Le numéro sur la Poésie Sonore, intitulé Doc(k)Son, accompagné de 2 CD audio qui fonctionnent comme des partitions indépendamment de leur contenu, comprend dans sa partie revue papier, outre un texte du tchèque Milan Grygar, auteur d’un curieux disque en 1969 (5), une étude du suédois Sten Hanson qui a organisé les soirées de Text-Sound Compositions de Fylkingen à Stockholm, "un genre intermedia entre littérature et musique". Dans cette étude, il souligne l’importance de l’existence depuis 1965 à Stockholm de l’EMS (Electronic Music Studio) qui a permis aux poètes suédois, ayant un accès permanent à ce studio, de produire des oeuvres techniquement plus sophistiquées.
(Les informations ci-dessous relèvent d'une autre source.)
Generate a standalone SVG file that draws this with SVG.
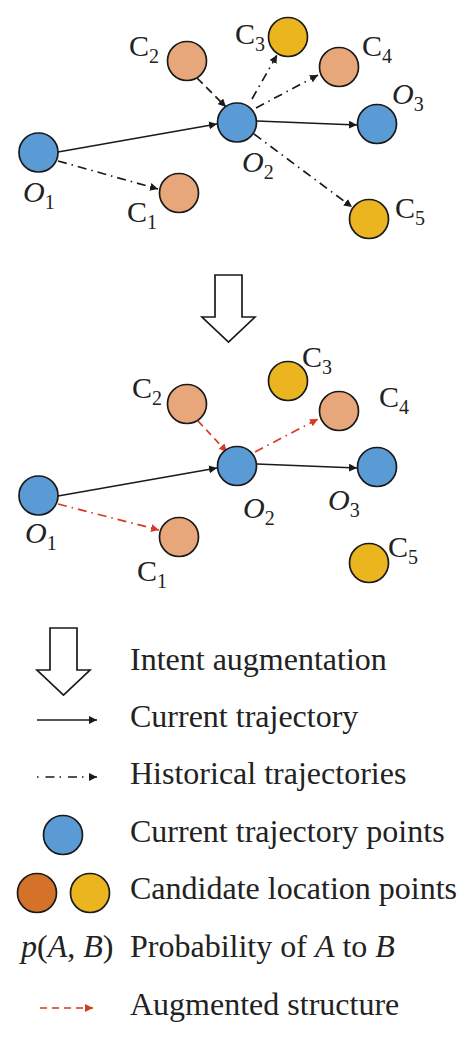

Dans un autre texte, Serge Pey parle de la "langue arrachée" de Philomèle comme mythe fondateur de la poésie : "Le tombeau vide, que construit Procné pour sa soeur à la langue arrachée, est celui du poème" et il est difficile ici de ne pas penser aux fameux Tombeaux de Mallarmé. Autre texte, celui de Nicholas Zurbrugg sur Robert Lax (6), le poète américain mythique qui vit depuis des années en solitaire dans l’île de Patmos en Grèce. Nicholas Zurbrugg reprend à son propos le concept de "langage vertical" développé par Eugene Jolas dans la revue Transition, "commençant au sommet et descendant, quelquefois même syllabe par syllabe... un peu comme un film" selon Lax. Pour Zurbrugg, son attention au potentiel du mot individuel, à l’image individuelle reflète son intérêt pour "les permutations qui trouvent leur place dans la nature et dans la vie la plus microscopique..., à l’échelle de l’ADN". Citons aussi d’Augusto de Campos Poema Bomba dans sa version sonore, sur CD.

 

Prenant la suite de la Poésie Sonore née et se développant dans les années 60 / 70 à partir de la vulgarisation du magnétophone, un nouveau courant est en train de naître à partir des années 90 autour de ce qu’on pourrait appeler la "Poésie Numérique", pour faire plus court que "Poésie Sonore Numérique" (7), avec, outre nous-même, de jeunes auteurs, comme Anne-James Chaton du groupe TIJA, Globensky, Thibaud Baldacci (8), Eric Sadin, Olivier Quintyn, utilisant les technologies numériques de l’ordinateur, dont celles utilisées par les musiciens pour le traitement du son en direct, ici en l’occurrence la voix.